We now use GitHub automated release notes, which use PR titles to generate. Since our Release Notes are "user-focused", let's try our best to make these titles "user-friendly", for example:

  • New utility to validate references using the registry
  • Fixed bug with handle members of a collection (/products/{lidvid}/members)
  • etc.

Bug Prioritization Policy

PDS follows a bug/defect prioritization policy that is similar to that used by flight projects, with a twist for the needs of issue tracking.

Consequence
1 2 3 4 5
5 LOW MEDIUM HIGH CRITICAL CRITICAL
4 LOW MEDIUM HIGH HIGH CRITICAL
Likelihood 3 LOW MEDIUM MEDIUM HIGH HIGH
2 LOW LOW LOW MEDIUM MEDIUM
1 LOW LOW LOW LOW MEDIUM
Level Description Consequence Definitions
5 Very High Mission Failure
4 High Significant reduction in mission return
3 Moderate Moderate reduction in mission return
2 Low Small reduction in mission return
1 Very low Minimal reduction in mission return
Level Description Level Definition Percentage (%)
5 Very High Almost certain 70% < X ≤ 100%
4 High More likely than not 50% < X ≤ 70%
3 Moderate Significant likelihood 10% < X ≤ 50%
2 Low Unlikely 1% < X ≤ 10%
1 Very Low Very unlikely X ≤ 1%

Tracking Issue Backlog with Zenhub

We use Zenhub to visualize all our tickets across all our NASA-PDS Github repos.

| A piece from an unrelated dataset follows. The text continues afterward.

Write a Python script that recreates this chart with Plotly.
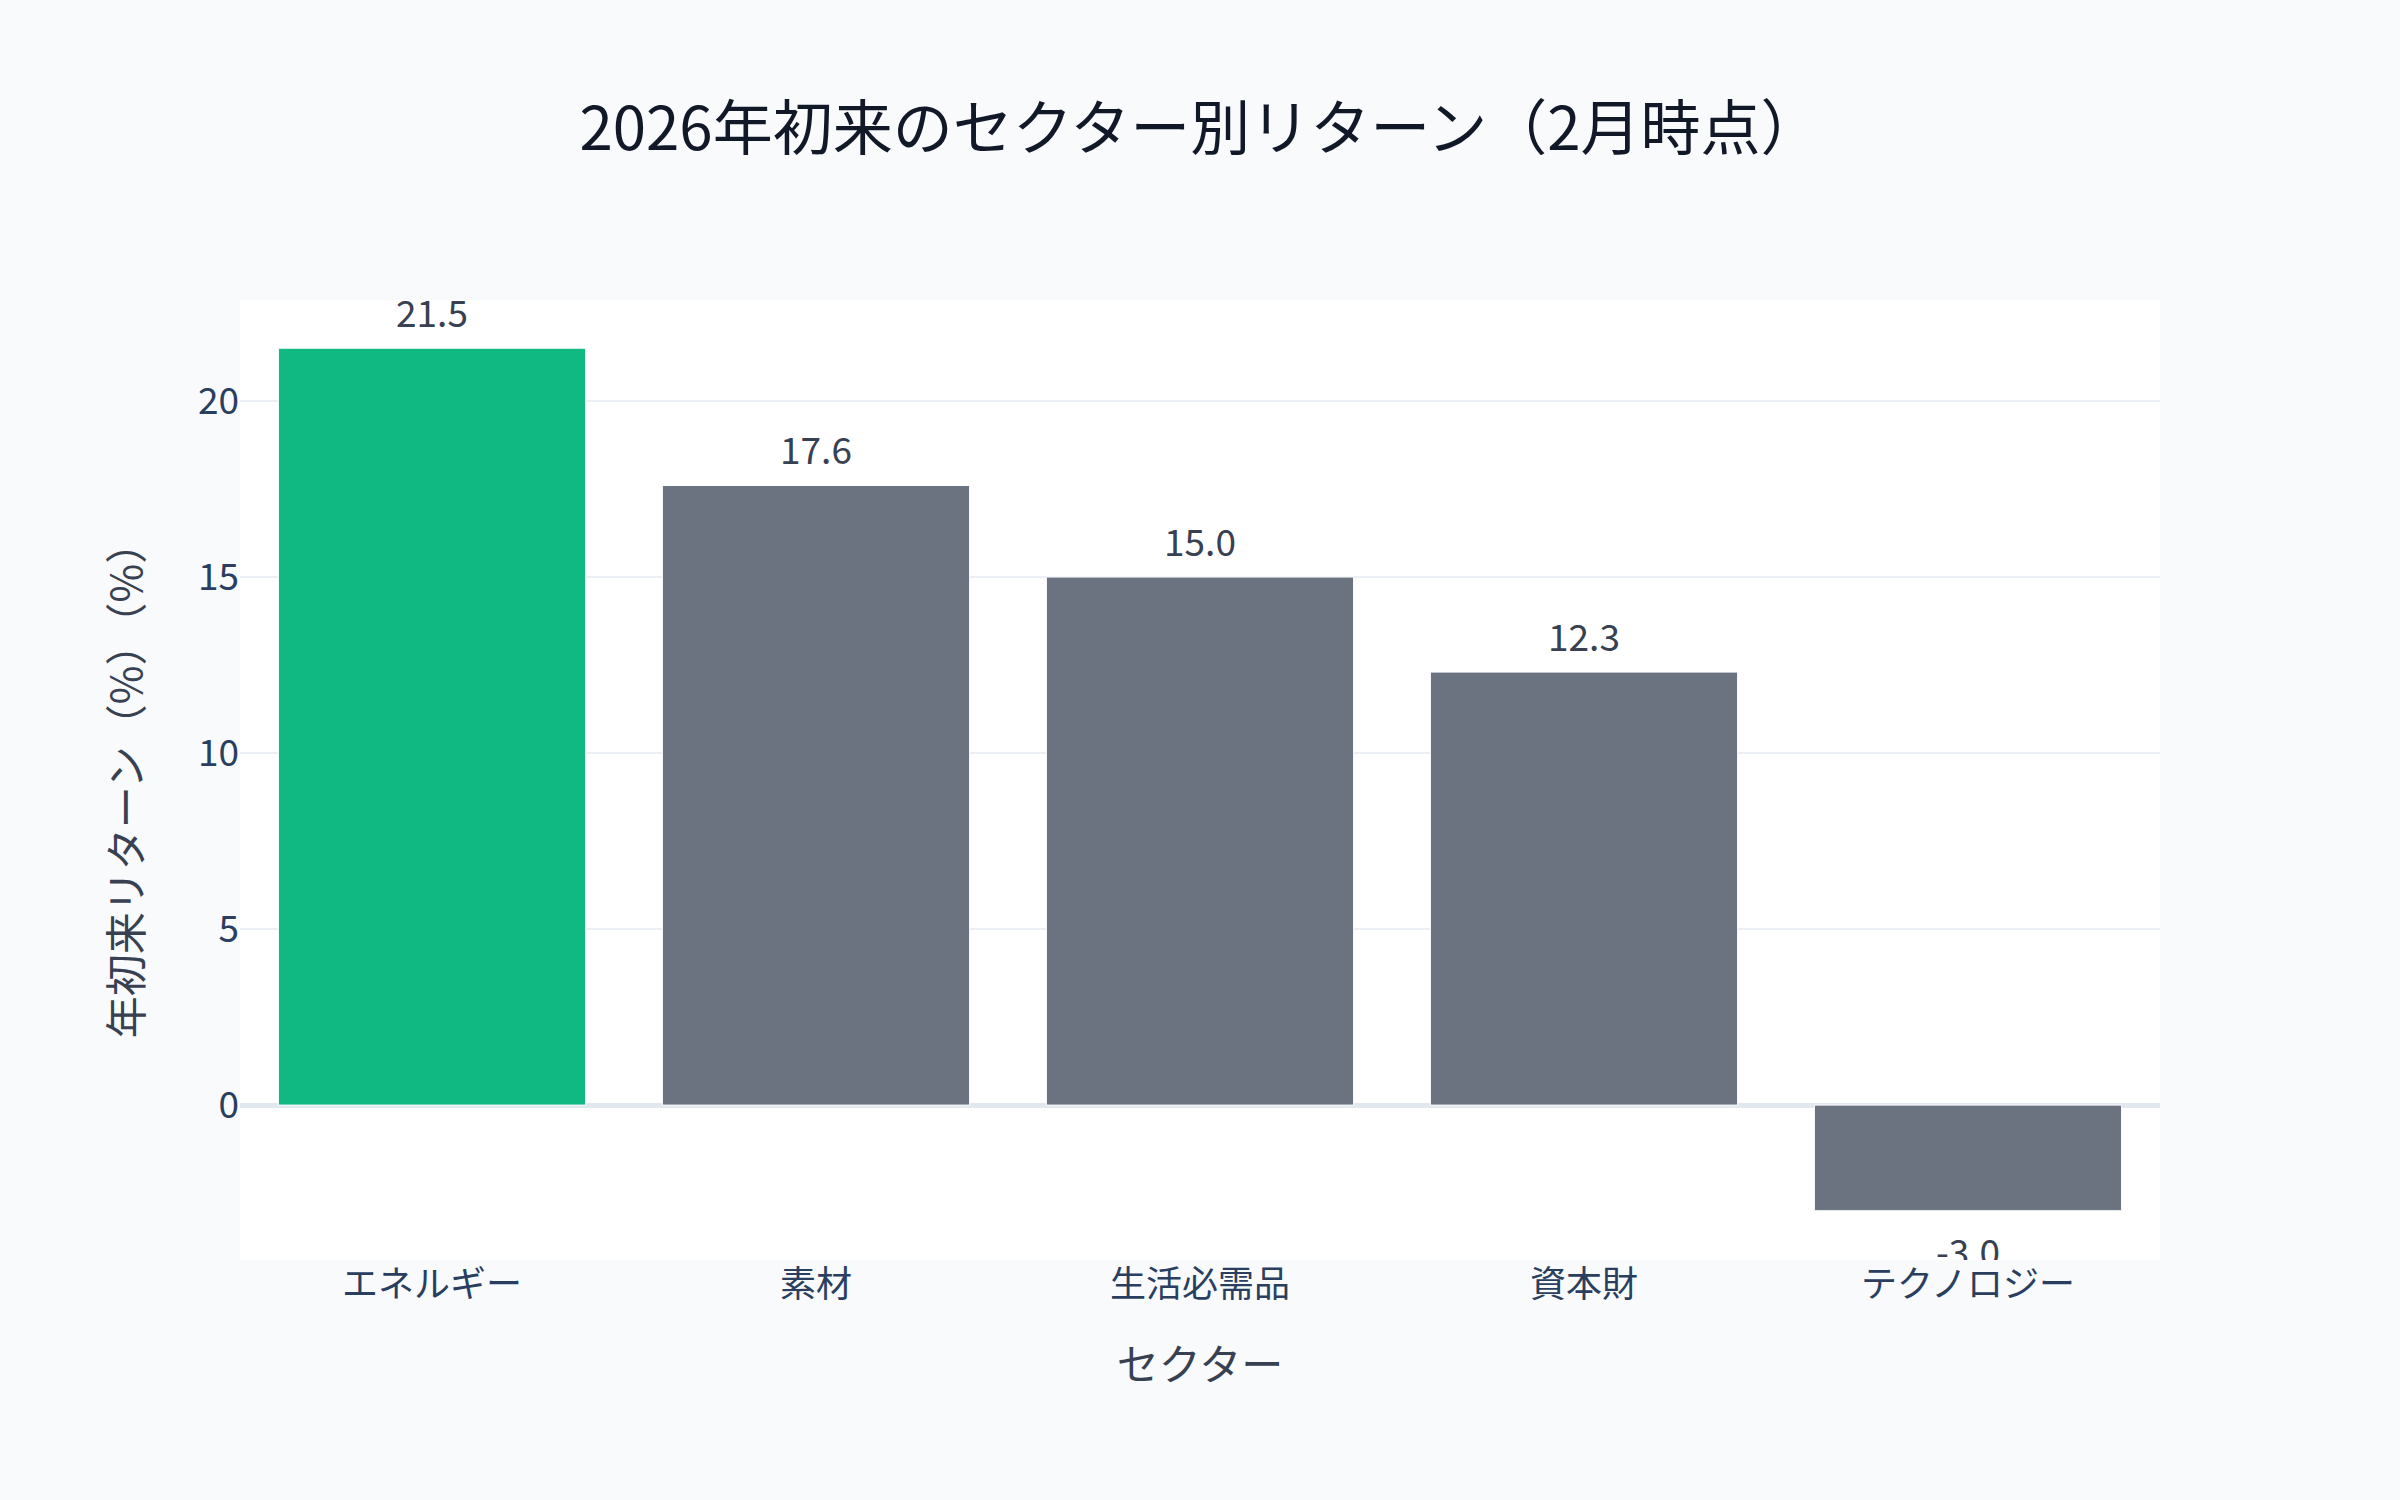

Because of the large number of projects and issues, the issues are organized into several different Kanban boards for hopefully more clear understanding of priority.

Product Backlogs

The product backlog is a list of the new features, changes to existing features, bug fixes, infrastructure changes or other activities that a team may deliver in order to achieve a specific outcome.

These backlogs should be organized and prioritized so the team knows what should be considered heading into the next release planning effort.

Here are the product backlog boards for the currently active PDS projects:

Product / Project Name Workspace Applicable Repos
Registry Services Product Backlog - Registry + API pds-registry-app, archive-analytics, harvest, pds-registry-common, pds-registry-ingest, pds-registry-mgr-elastic, pds-registry-mgr-solr, registry-api-service, pds-api-service, pds-api-pythonlib, pds-api-javalib, pds-api-client, pds-api, api-search-query-lexer, pds-api-notebook, registry-ci, supplementer
DOI Service Product Backlog - DOI Service pds-doi-service, pds-doi-ui
PDS Web Modernization Product Backlog - PDS UX PDS.nasa.gov-UX, archive-viewer, pds-wds, pds-wds-react, pds-wds-web
DevOps Product Backlog - DevOps roundup-action, gh-action-pds4-ldd, git-ping, github-actions-base, pds-github-util, pdsen-corral, pdsen-operations
Data Stewardship Product Backlog - Data Stewardship validate, pds4-jparser, pds4-information-model, pds3-product-tools, PLAID
PDS Operations PDS Operations pdsen-operations
Everything else Product Backlog - The Rest (filter by individual repos) everything else
Portfolio Backlog (view only) Portfolio Backlog (view only) (filter by individual repos) All

Release Backlog

The release backlog is the subset of themes and/or specific tasks from the product backlog(s) that a team targets to deliver during a release. These are decided upon during the release planning effort, and can be found in the Release Backlog swimlane of the Product Backlogs.

Sprint Backlog

The sprint backlog is the subset of product backlog that a team targets to deliver during a sprint in order to accomplish the sprint goal and make progress toward a desired outcome.

Sprint Backlog Workspace : Team should use this board to provide status on current work and look for the next items to work on.